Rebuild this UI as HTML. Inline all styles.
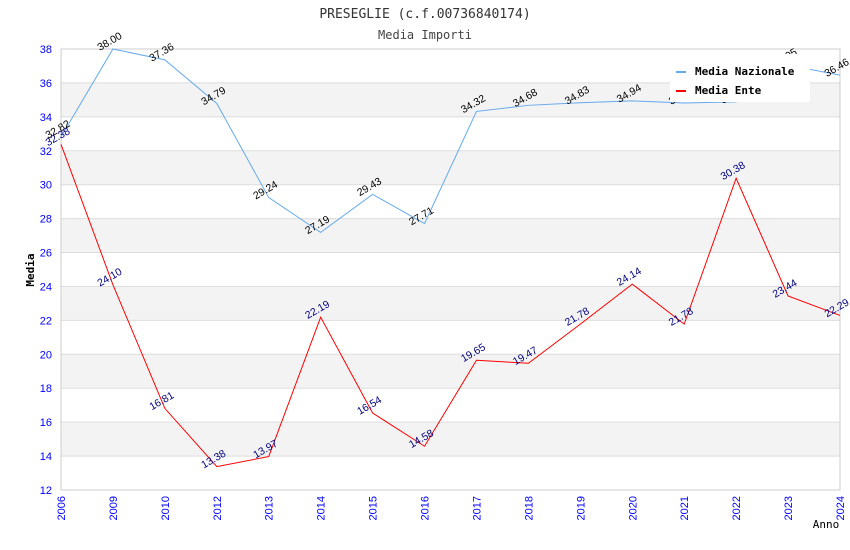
<!DOCTYPE html>
<html><head><meta charset="utf-8"><style>
body{margin:0;background:#fff;}
svg{display:block;}
.mono{font-family:"DejaVu Sans Mono","Liberation Mono",monospace;}
.sans{font-family:"Liberation Sans","DejaVu Sans",sans-serif;}
</style></head><body>
<svg id="chart" width="850" height="550" xmlns="http://www.w3.org/2000/svg">
<text class="mono" x="425" y="18" text-anchor="middle" font-size="13" fill="#333">PRESEGLIE (c.f.00736840174)</text>
<text class="mono" x="425" y="39" text-anchor="middle" font-size="12" fill="#444">Media Importi</text>
<g id="plot"></g>
<text class="mono" transform="translate(34,270) rotate(-90)" text-anchor="middle" font-size="11" font-weight="bold" fill="#000">Media</text>
<text class="mono" x="826" y="528" text-anchor="middle" font-size="11" fill="#000">Anno</text>
<g id="legend">
<rect x="670" y="54" width="140" height="48" fill="#fff"/>
<rect x="676" y="71" width="10" height="2" fill="#66aaee"/>
<text class="mono" x="695" y="75" font-size="11" font-weight="bold" fill="#000">Media Nazionale</text>
<rect x="676" y="90" width="10" height="2" fill="#ff0000"/>
<text class="mono" x="695" y="94" font-size="11" font-weight="bold" fill="#000">Media Ente</text>
</g>
</svg>
<script>
const categories=["2006","2009","2010","2012","2013","2014","2015","2016","2017","2018","2019","2020","2021","2022","2023","2024"];
const nazionale=[32.82,38.00,37.36,34.79,29.24,27.19,29.43,27.71,34.32,34.68,34.83,34.94,34.82,34.88,37.05,36.46];
const ente=[32.38,24.10,16.81,13.38,13.97,22.19,16.54,14.58,19.65,19.47,21.78,24.14,21.78,30.38,23.44,22.29];
const yTicks=[12,14,16,18,20,22,24,26,28,30,32,34,36,38];
const NS="http://www.w3.org/2000/svg";
const X0=61,X1=840,Y0=490,Y1=49,YMIN=12,YMAX=38;
function xs(i){return X0+(X1-X0)*i/(categories.length-1);}
function ys(v){return Y0-(v-YMIN)/(YMAX-YMIN)*(Y0-Y1);}
const g=document.getElementById('plot');
function mk(t,a){const e=document.createElementNS(NS,t);for(const k in a)e.setAttribute(k,a[k]);g.appendChild(e);return e;}
for(let i=0;i<yTicks.length-1;i++){
  if(i%2===1){const r=mk('rect',{x:X0,y:ys(yTicks[i+1]),width:X1-X0,height:ys(yTicks[i])-ys(yTicks[i+1]),fill:'#f3f3f3'});
  
  }
}
yTicks.forEach(v=>{
  const l=mk('line',{x1:X0,x2:X1,y1:ys(v),y2:ys(v),stroke:'#dddddd','stroke-width':1});
  
  
  const t=mk('text',{class:'sans',x:X0-9,y:ys(v)+4,'text-anchor':'end','font-size':11,fill:'#0000ff'});
  t.textContent=v;
  
  
});
const b=mk('rect',{x:X0,y:Y1,width:X1-X0,height:Y0-Y1,fill:'none',stroke:'#cccccc'});


categories.forEach((c,i)=>{
  const t=mk('text',{class:'sans',transform:`translate(${xs(i)+4},${Y0+6}) rotate(-90)`,'text-anchor':'end','font-size':11,fill:'#0000ff'});
  t.textContent=c;
  
  
});
function series(data,color,labelColor,name){
  const p=mk('polyline',{points:data.map((v,i)=>xs(i)+','+ys(v)).join(' '),fill:'none',stroke:color,'stroke-width':1});
  
  
  data.forEach((v,i)=>{
    const t=mk('text',{class:'sans',transform:`translate(${xs(i)-13},${ys(v)+2}) rotate(-30)`,'font-size':10.5,fill:labelColor});
    t.textContent=v.toFixed(2);
    
    
  });
}
series(nazionale,'#66aaee','#000000','nazionale');
series(ente,'#ff0000','#000080','ente');
document.getElementById('chart').appendChild(document.getElementById('legend'));
</script>
</body></html>
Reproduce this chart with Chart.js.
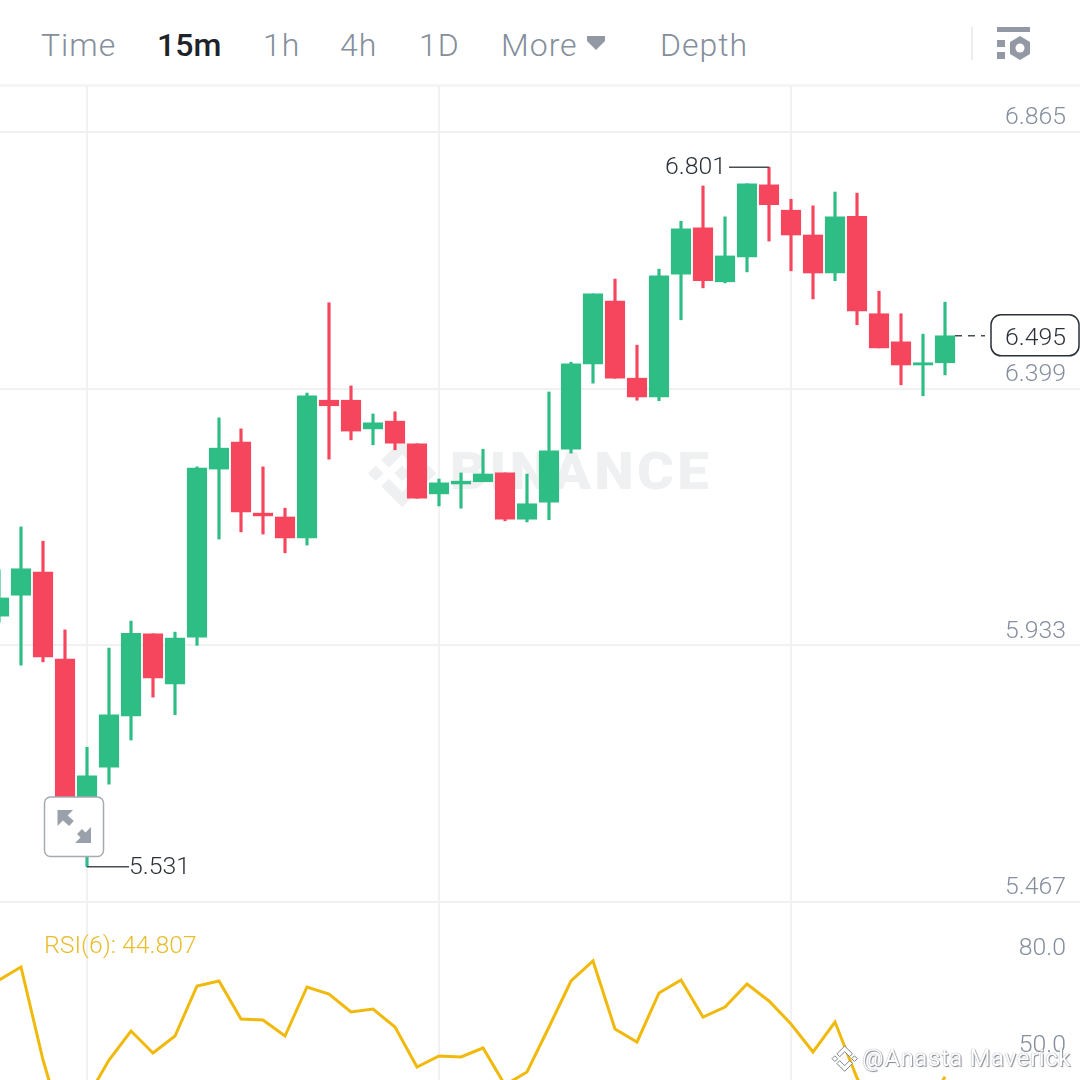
<!DOCTYPE html>
<html>
<head>
<meta charset="utf-8">
<script src="https://cdn.jsdelivr.net/npm/chart.js@4/dist/chart.umd.min.js"></script>
<style>
html,body{margin:0;padding:0;background:#fff;width:1080px;height:1080px;overflow:hidden;font-family:Roboto,sans-serif}
.tab{position:absolute;top:26px;font-size:32px;line-height:38px;color:#848e9c;white-space:nowrap;font-weight:300;letter-spacing:1px}
.tab.on{color:#1e2329;font-weight:500;letter-spacing:0}
canvas{position:absolute;left:0;z-index:2}
#wm{position:absolute;left:450px;top:442px;font:900 52px/60px Roboto,sans-serif;letter-spacing:3px;color:#eff0f1;z-index:1;transform-origin:left center;transform:scaleX(1.08)}
#credit{position:absolute;left:862px;top:1044px;font-size:24px;line-height:28px;color:#fff;letter-spacing:.6px;
 text-shadow:0 0 1px #6f7680,1px 1px 1px #8a8f96;z-index:5;white-space:nowrap}
svg{position:absolute;left:0;top:0}
</style>
</head>
<body>
<div class="tab" style="left:41px">Time</div>
<div class="tab on" style="left:157px">15m</div>
<div class="tab" style="left:263px">1h</div>
<div class="tab" style="left:340px">4h</div>
<div class="tab" style="left:419px">1D</div>
<div class="tab" style="left:501px">More</div>
<div class="tab" style="left:660px">Depth</div>
<div style="position:absolute;left:0;top:84px;width:1080px;height:3px;background:#f5f5f5"></div>
<div style="position:absolute;left:971px;top:27px;width:2px;height:33px;background:#eaecef"></div>

<svg width="1080" height="1080" style="z-index:1">
 <g transform="translate(368,439) scale(0.54)" fill="#eff0f1"><path d="M38.73 53.2l24.59-24.58 24.6 24.6 14.3-14.31L63.32 0 24.42 38.9zM0 63.31l14.3-14.31 14.31 14.31-14.31 14.3zM38.73 73.41l24.59 24.59 24.6-24.6 14.31 14.29-38.9 38.91-38.91-38.88-.02-.02zM98 63.31l14.3-14.31 14.31 14.3-14.31 14.32zM77.83 63.3L63.32 48.78 52.59 59.51l-1.24 1.23-2.54 2.54 14.51 14.5 14.51-14.47z"/></g>
</svg>
<div id="wm">BINANCE</div>

<canvas id="price" width="1080" height="817" style="top:86px"></canvas>
<canvas id="rsi" width="1080" height="178" style="top:902px"></canvas>

<svg width="1080" height="1080" style="z-index:4">
 <path d="M587 36h18v5l-9 9-9-9z" fill="#9299a4"/>
 <rect x="997" y="27" width="33" height="5" fill="#9299a4"/>
 <rect x="997" y="40" width="8" height="7" fill="#9299a4"/>
 <rect x="997" y="52" width="8" height="7" fill="#9299a4"/>
 <path d="M1020 36l10 6v12l-10 6-10-6V42z" fill="#9299a4"/>
 <circle cx="1020" cy="48" r="4.500" fill="#fff"/>
 <rect x="44.500" y="797" width="59" height="59.500" rx="6" fill="#fff" stroke="#a5abb3" stroke-width="1.500"/>
 <path d="M57.500 810H73L57.500 826z" fill="#9ba1ab"/>
 <path d="M62 815L71.500 823.500" stroke="#9ba1ab" stroke-width="7" fill="none"/>
 <path d="M91 843H75L91 827z" fill="#9ba1ab"/>
 <path d="M86 838L79.500 831.500" stroke="#9ba1ab" stroke-width="7" fill="none"/>
 <g transform="translate(832,1046) scale(0.2)" fill="#fff" stroke="#7d838b" stroke-width="5"><path d="M38.73 53.2l24.59-24.58 24.6 24.6 14.3-14.31L63.32 0 24.42 38.9zM0 63.31l14.3-14.31 14.31 14.31-14.31 14.3zM38.73 73.41l24.59 24.59 24.6-24.6 14.31 14.29-38.9 38.91-38.91-38.88-.02-.02zM98 63.31l14.3-14.31 14.31 14.3-14.31 14.32z"/></g>
</svg>
<div id="credit">@Anasta Maverick</div>

<script>
const opens  = [5.986,6.024,6.066,5.908,5.607,5.712,5.805,5.954,5.863,5.948,6.253,6.302,6.173,6.166,6.128,6.378,6.378,6.326,6.340,6.299,6.208,6.226,6.230,6.246,6.162,6.193,6.289,6.444,6.558,6.418,6.384,6.607,6.691,6.593,6.638,6.769,6.723,6.678,6.609,6.712,6.535,6.484,6.442,6.446];
const highs  = [6.070,6.148,6.122,5.961,5.748,5.928,5.977,5.954,5.957,6.257,6.346,6.326,6.257,6.182,6.391,6.555,6.404,6.353,6.357,6.299,6.235,6.246,6.289,6.246,6.244,6.393,6.447,6.571,6.598,6.478,6.616,6.703,6.767,6.711,6.771,6.801,6.743,6.731,6.756,6.754,6.576,6.535,6.498,6.556];
const lows   = [5.975,5.897,5.903,5.580,5.531,5.681,5.761,5.839,5.807,5.933,6.126,6.139,6.135,6.101,6.115,6.271,6.306,6.297,6.288,6.200,6.186,6.182,6.230,6.159,6.157,6.161,6.282,6.409,6.418,6.378,6.377,6.524,6.582,6.591,6.611,6.667,6.613,6.562,6.595,6.515,6.473,6.406,6.386,6.424];
const closes = [6.019,6.072,5.912,5.607,5.696,5.807,5.955,5.874,5.946,6.255,6.291,6.175,6.168,6.128,6.386,6.368,6.322,6.337,6.300,6.200,6.228,6.231,6.244,6.162,6.190,6.286,6.444,6.571,6.418,6.384,6.604,6.689,6.595,6.640,6.771,6.733,6.678,6.609,6.711,6.540,6.473,6.442,6.446,6.495];
const rsiValues = [74.74,78.77,50.00,27.00,38.20,50.00,58.97,52.17,57.42,72.89,74.44,62.68,62.37,57.42,72.58,70.41,64.85,65.77,60.21,47.83,51.24,50.93,53.71,42.27,46.29,60.21,74.44,80.62,59.59,55.57,70.72,74.74,63.30,66.39,73.51,68.25,61.14,52.47,61.75,44.43,32.99,28.35,32.99,44.807];
const priceTicks = [6.865,6.399,5.933,5.467];
const rsiTicks = [80,50];
const timeGridIndexes = [4,20,36];

const UP='#2ebd85', DOWN='#f6465d', GRID='#f0f1f3', LABEL='#848e9c', DARK='#2b3139', RSI='#f0b90b';
const xMin=0.0455, xMax=49.136;
const colors = closes.map((c,i)=> c>=opens[i] ? UP : DOWN);
const xScale = ()=>({type:'linear',min:xMin,max:xMax,offset:false,afterBuildTicks:s=>{s.ticks=timeGridIndexes.map(v=>({value:v}));},
  ticks:{display:false},grid:{color:GRID,lineWidth:2,drawTicks:false,offset:false},border:{display:false}});
const font={family:'Roboto',size:24.800,weight:300};
const flush = s=>{s.width=0;s.paddingTop=0;s.paddingBottom=0;};

const markers={id:'markers',afterDatasetsDraw(chart){
  const c=chart.ctx,x=chart.scales.x,y=chart.scales.y;
  const hi=Math.max(...highs),lo=Math.min(...lows),hiI=highs.indexOf(hi),loI=lows.indexOf(lo);
  const last=closes[closes.length-1];
  c.save();c.font='300 24.8px Roboto';c.textBaseline='middle';
  c.strokeStyle='#474d57';c.fillStyle=DARK;c.lineWidth=1.5;
  const hx=x.getPixelForValue(hiI),hy=y.getPixelForValue(hi);
  c.beginPath();c.moveTo(hx,hy);c.lineTo(hx-40,hy);c.stroke();
  c.textAlign='right';c.fillText(hi.toFixed(3),hx-43,hy+1);
  const lx=x.getPixelForValue(loI),ly=y.getPixelForValue(lo);
  c.beginPath();c.moveTo(lx,ly);c.lineTo(lx+42,ly);c.stroke();
  c.textAlign='left';c.fillText(lo.toFixed(3),lx+42,ly+1);
  const ex=x.getPixelForValue(closes.length-1),ey=y.getPixelForValue(last);
  c.setLineDash([7,6]);c.beginPath();c.moveTo(ex+10,ey);c.lineTo(ex+40,ey);c.stroke();c.setLineDash([]);
  c.fillStyle='#fff';c.strokeStyle='#2b3139';c.lineWidth=1.5;
  c.beginPath();c.roundRect(991,ey-21,88,41,10);c.fill();c.stroke();
  c.fillStyle=DARK;c.textAlign='right';c.fillText(last.toFixed(3),1066,ey+3);
  c.restore();
}};

new Chart(document.getElementById('price'),{
  type:'bar',
  data:{datasets:[
    {label:'body',data:opens.map((o,i)=>({x:i,y:[o,closes[i]]})),backgroundColor:colors,barThickness:19.500,grouped:false},
    {label:'wick',data:lows.map((l,i)=>({x:i,y:[l,highs[i]]})),backgroundColor:colors,barThickness:2.500,grouped:false}
  ]},
  options:{responsive:false,animation:false,layout:{autoPadding:false,padding:{bottom:1}},
    plugins:{legend:{display:false},tooltip:{enabled:false}},
    scales:{x:xScale(),
      y:{type:'linear',position:'right',min:5.467,max:6.9485,afterFit:flush,
        afterBuildTicks:s=>{s.ticks=priceTicks.map(v=>({value:v}));},
        ticks:{mirror:true,padding:-14,labelOffset:-14,color:LABEL,font,autoSkip:false,callback:v=>v.toFixed(3)},
        grid:{color:GRID,lineWidth:2,drawTicks:false},border:{display:false}}}
  },
  plugins:[markers]
});

const rsiLabel={id:'rsiLabel',afterDatasetsDraw(chart){
  const c=chart.ctx;c.save();c.font='300 24.8px Roboto';c.fillStyle='#e9bd2e';c.textBaseline='middle';c.textAlign='left';
  c.fillText('RSI(6): '+rsiValues[rsiValues.length-1].toFixed(3),44,45);c.restore();
}};
new Chart(document.getElementById('rsi'),{
  type:'line',
  data:{datasets:[{label:'RSI(6)',data:rsiValues.map((v,i)=>({x:i,y:v})),borderColor:RSI,borderWidth:3,pointRadius:0,tension:0,fill:false}]},
  options:{responsive:false,animation:false,layout:{autoPadding:false},
    plugins:{legend:{display:false},tooltip:{enabled:false}},
    scales:{x:xScale(),
      y:{type:'linear',position:'right',min:43.81,max:98.87,afterFit:flush,
        afterBuildTicks:s=>{s.ticks=rsiTicks.map(v=>({value:v}));},
        ticks:{mirror:true,padding:-14,labelOffset:-14,color:LABEL,font,autoSkip:false,callback:v=>v.toFixed(1)},
        grid:{display:false},border:{display:false}}}
  },
  plugins:[rsiLabel]
});
</script>
</body>
</html>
##############################
AIM:
Scan the entries above for the word "this" and collect each line holding it.

FINISHED TASK:
Rebuild this UI as HTML. Inline all styles.
Reproduce this chart with Chart.js.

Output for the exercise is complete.